The Mudcat Café TM
Thread #72826   Message #1546778
Posted By: Malcolm Douglas
21-Aug-05 - 09:19 PM
Thread Name: Lyr Req: On the Banks of the Ban
Subject: RE: Lyr Req: On the banks of the ban
The Cyberhymnal link doesn't work because you have unconsciously corrected their rather odd spelling. http://www.cyberhymnal.org/htm/b/t/btmvison.htm should do the trick.

For McGrath's benefit, 'Slane' is dealt with at some length elsewhere here, though with the usual mix of good information and complete nonsense. See in particular the old, embarrassingly-titled thread Be Thou My Vision -do ya know this Irish Tune, recently again resurrected.

The tune used for this version, however, is not related to 'Slane' so far as I can tell; neither, for that matter, is the version in Sam Henry's Songs of the People. It may be that people just assume that 'Slane' is the usual tune for Banks of the Bann, having heard it so often sung to that melody. It may only appear common because so often recorded by revival performers, though, and these do tend to learn songs from each other rather than from traditional sources, which can create quite wrong impressions as to what was normal or common in the past.

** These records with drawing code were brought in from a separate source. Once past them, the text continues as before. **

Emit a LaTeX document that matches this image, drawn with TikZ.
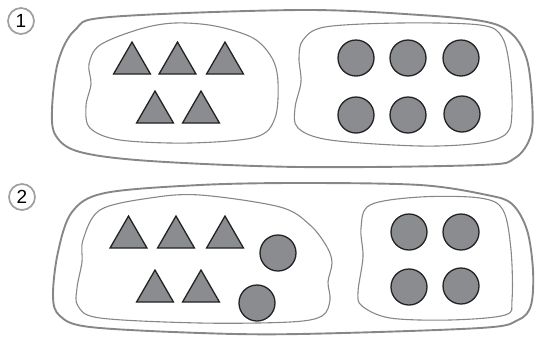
\documentclass[tikz,border=0pt]{standalone}
\usepackage{fontspec}
\setmainfont{Liberation Sans}
\usetikzlibrary{shapes.geometric}
\definecolor{ShapeGrey} {RGB}{139, 140, 144}
\definecolor{ShapeEdge} {RGB}{ 35,  35,  35}
\definecolor{BlobGrey}  {RGB}{135, 135, 138}
\tikzset{
  % triangle token
  tritoken/.style={
    regular polygon, regular polygon sides=3,
    fill=ShapeGrey, draw=ShapeEdge, line width=1.3pt,
    minimum size=42.7pt, inner sep=0pt
  },
  % circle token
  dottoken/.style={
    circle, fill=ShapeGrey, draw=ShapeEdge, line width=1.3pt,
    minimum size=36pt, inner sep=0pt
  },
  % numbered label
  numlabel/.style={
    circle, draw=BlobGrey!80, line width=1.7pt, text=black,
    font=\fontsize{19}{19}\selectfont,
    minimum size=26pt, inner sep=0pt
  },
  % outer set outline
  outerblob/.style={
    draw=BlobGrey, line width=1.9pt, tension=0.55
  },
  % inner set outline
  innerblob/.style={
    draw=BlobGrey, line width=1.1pt, tension=0.55
  }
}
\begin{document}
\begin{tikzpicture}[x=1pt, y=-1pt]
  \useasboundingbox (0,0) rectangle (536,338);

  % ── Part 1 ───────────────────────────────────────────────────────────────
  \node[numlabel] (lab_one) at (21,21) {1};

  % outer set
  \draw[outerblob] plot[smooth cycle] coordinates {
    (75,30) (110,17) (300,10) (420,15) (487,22) (513,35) (527,60)
    (532,100) (531,135) (515,158) (480,165) (300,167) (150,161)
    (80,152) (56,136) (52,110) (58,62)};

  % inner set: triangles
  \draw[innerblob] plot[smooth cycle] coordinates {
    (100,45) (140,29) (175,23) (215,26) (253,38) (272,58) (278,82)
    (275,118) (256,137) (190,143) (120,140) (90,128) (86,106)
    (91,84) (89,64)};

  % inner set: circles
  \draw[innerblob] plot[smooth cycle] coordinates {
    (303,40) (325,27) (400,23) (480,25) (502,37) (510,70) (512,110)
    (507,133) (480,143) (420,146) (330,140) (298,128) (295,108)
    (301,82) (299,58)};

  % triangles
  \node[tritoken] (tri_a) at (132,63.4) {};
  \node[tritoken] (tri_b) at (177.5,63.4) {};
  \node[tritoken] (tri_c) at (225,63.4) {};
  \node[tritoken] (tri_d) at (155,112.4) {};
  \node[tritoken] (tri_e) at (201,112.4) {};

  % circles
  \node[dottoken] (dot_a) at (356,58) {};
  \node[dottoken] (dot_b) at (408,58) {};
  \node[dottoken] (dot_c) at (461,58) {};
  \node[dottoken] (dot_d) at (356,115) {};
  \node[dottoken] (dot_e) at (408,115) {};
  \node[dottoken] (dot_f) at (462,114) {};

  % ── Part 2 ───────────────────────────────────────────────────────────────
  \node[numlabel] (lab_two) at (22,197) {2};

  % outer set
  \draw[outerblob] plot[smooth cycle] coordinates {
    (72,212) (105,193) (200,185) (300,183) (420,185) (487,195)
    (512,204) (527,230) (533,270) (531,305) (518,320) (480,328)
    (300,334) (200,333) (90,327) (60,316) (53,296) (58,252)};

  % inner set: triangles and two circles
  \draw[innerblob] plot[smooth cycle] coordinates {
    (100,210) (150,198) (200,195) (280,207) (310,225) (327,247)
    (332,263) (328,282) (330,300) (322,316) (290,322) (200,323)
    (100,318) (78,306) (77,288) (82,262) (83,240)};

  % inner set: four circles
  \draw[innerblob] plot[smooth cycle] coordinates {
    (370,205) (420,197) (480,198) (503,210) (511,250) (512,300)
    (505,315) (450,320) (390,318) (362,306) (358,292) (363,257)
    (361,228)};

  % triangles
  \node[tritoken] (tri_f) at (128.5,237.4) {};
  \node[tritoken] (tri_g) at (176,237.4) {};
  \node[tritoken] (tri_h) at (225,237.4) {};
  \node[tritoken] (tri_i) at (155,291.4) {};
  \node[tritoken] (tri_j) at (201,291.4) {};

  % circles moved beside the triangles
  \node[dottoken] (dot_g) at (278,253) {};
  \node[dottoken] (dot_h) at (257,303) {};

  % circles left on the right
  \node[dottoken] (dot_i) at (409,232) {};
  \node[dottoken] (dot_j) at (461,232) {};
  \node[dottoken] (dot_k) at (409,287) {};
  \node[dottoken] (dot_l) at (461,286) {};

\end{tikzpicture}
\end{document}
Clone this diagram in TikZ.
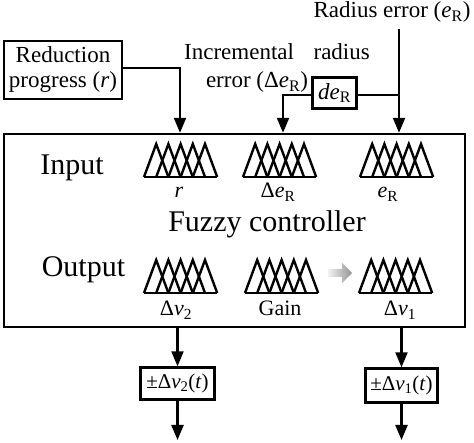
\documentclass[tikz,border=0pt]{standalone}
\usepackage{fontspec}
\setmainfont{Liberation Serif}
\usetikzlibrary{arrows.meta}
\newcommand{\mfset}[2]{%
  \foreach \k in {0,...,4}
    \draw[mfline] ({#1+12.2*\k},#2) -- ({#1+12.2*\k+12.2},{#2-33}) -- ({#1+12.2*\k+24.4},#2);
  \draw[mfline] (#1,#2) -- ({#1+73.2},#2);}
\newcommand{\eR}{\textit{e}\textsubscript{R}}
\tikzset{
  mfline/.style={line width=2.4pt},
  conn/.style={line width=2.2pt},
  arr/.style={line width=2.2pt,-{Triangle[length=15pt,width=12pt]}},
  boxed/.style={draw,line width=2.4pt,inner sep=0pt,align=center},
  txt/.style={font=\fontsize{23}{25}\selectfont},
  otxt/.style={font=\fontsize{21}{23}\selectfont},
  lbl/.style={font=\fontsize{22}{24}\selectfont,anchor=base},
  big/.style={font=\fontsize{30}{32}\selectfont,anchor=base},
}
\begin{document}
\begin{tikzpicture}[x=1pt,y=-1pt]
\useasboundingbox (0,0) rectangle (474,443);
% controller box
\node[boxed,minimum width=461pt,minimum height=193pt] (ctrl) at (234.5,230.5) {};
\node[big] (inp) at (72,175) {Input};
\node[big] (outp) at (83.5,277) {Output};
\node[big] (fuzzy) at (267,232) {Fuzzy controller};
% membership functions
\mfset{144}{177}\mfset{243}{177}\mfset{360}{177}
\mfset{144}{293}\mfset{245}{293}\mfset{359}{293}
\node[lbl] (lr) at (179,198) {\textit{r}};
\node[lbl] (lde) at (278,198) {Δ\eR};
\node[lbl] (le) at (388,198) {\eR};
\node[lbl] (lv2) at (176,316) {Δ\textit{ν}\textsubscript{2}};
\node[lbl] (lgain) at (280,316) {Gain};
\node[lbl] (lv1) at (400,316) {Δ\textit{ν}\textsubscript{1}};
\shade[left color=gray!10,right color=gray!85] (328,269) -- (342,269) -- (342,263) -- (352,273)
  -- (342,283) -- (342,277) -- (328,277) -- cycle;
% inputs
\node[boxed,txt,minimum width=118pt,minimum height=58pt] (red) at (63,70)
  {Reduction\\progress (\textit{r})};
\node[txt,anchor=base] (rerr) at (392,18) {Radius error (\eR)};
\node[txt,anchor=base] (incr1) at (277,60) {Incremental\hspace{0.6em} radius};
\node[txt,anchor=base] (incr2) at (257,88) {error (Δ\eR)};
\node[boxed,txt,minimum width=44pt,minimum height=31pt] (de) at (334.5,93) {\textit{d}\eR};
\coordinate (rx) at (180,0);
\coordinate (dx) at (283,0);
\coordinate (ex) at (399,0);
\coordinate (etop) at (399,29);
\coordinate (jn) at (399,95);
\draw[arr] (red.east |- 0,68) -| (rx |- ctrl.north);
\draw[arr] (etop) -- (ex |- ctrl.north);
\draw[conn] (jn) -- (jn -| de.east);
\draw[arr] (de.west |- jn) -| (dx |- ctrl.north);
% outputs
\node[boxed,otxt,minimum width=74pt,minimum height=32pt] (out2) at (177.5,383.5) {±Δ\textit{ν}\textsubscript{2}(\textit{t})};
\node[boxed,otxt,minimum width=72pt,minimum height=34pt] (out1) at (401.5,385.5) {±Δ\textit{ν}\textsubscript{1}(\textit{t})};
\coordinate (o2end) at (177.5,440);
\coordinate (o1end) at (401.5,440);
\draw[arr] (ctrl.south -| out2) -- (out2.north);
\draw[arr] (out2.south) -- (o2end);
\draw[arr] (ctrl.south -| out1) -- (out1.north);
\draw[arr] (out1.south) -- (o1end);
\end{tikzpicture}
\end{document}
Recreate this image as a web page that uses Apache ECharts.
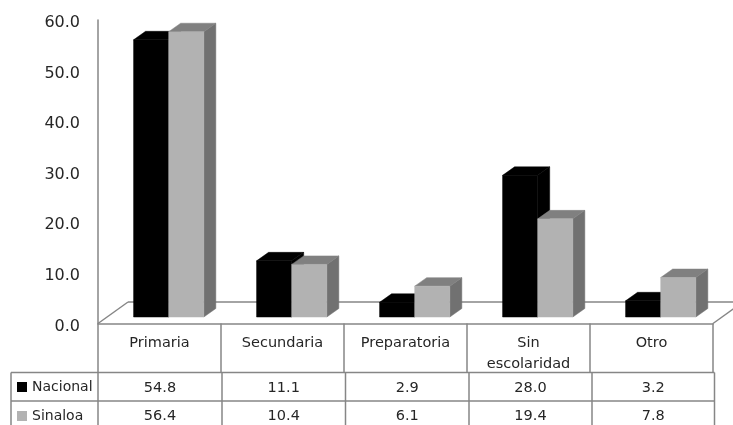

The song appeared on broadsides as The Brown Girl, and that seems to be its usual name; sometimes the Ban[n] is mentioned, sometimes the Boyne, but the broadside action appears to take place in another part of the world; perhaps the Indies which are usually mentioned. In forms found in (probably later) oral currency, the whole action moves to the banks of the Bann. I wonder if this may have happened via cross-influence from the various other "Bann" songs like Willie Archer? Martin or Tim would know much more about that than I do, and I'd hope they might comment further; but of course we especially miss John Moulden at times like this.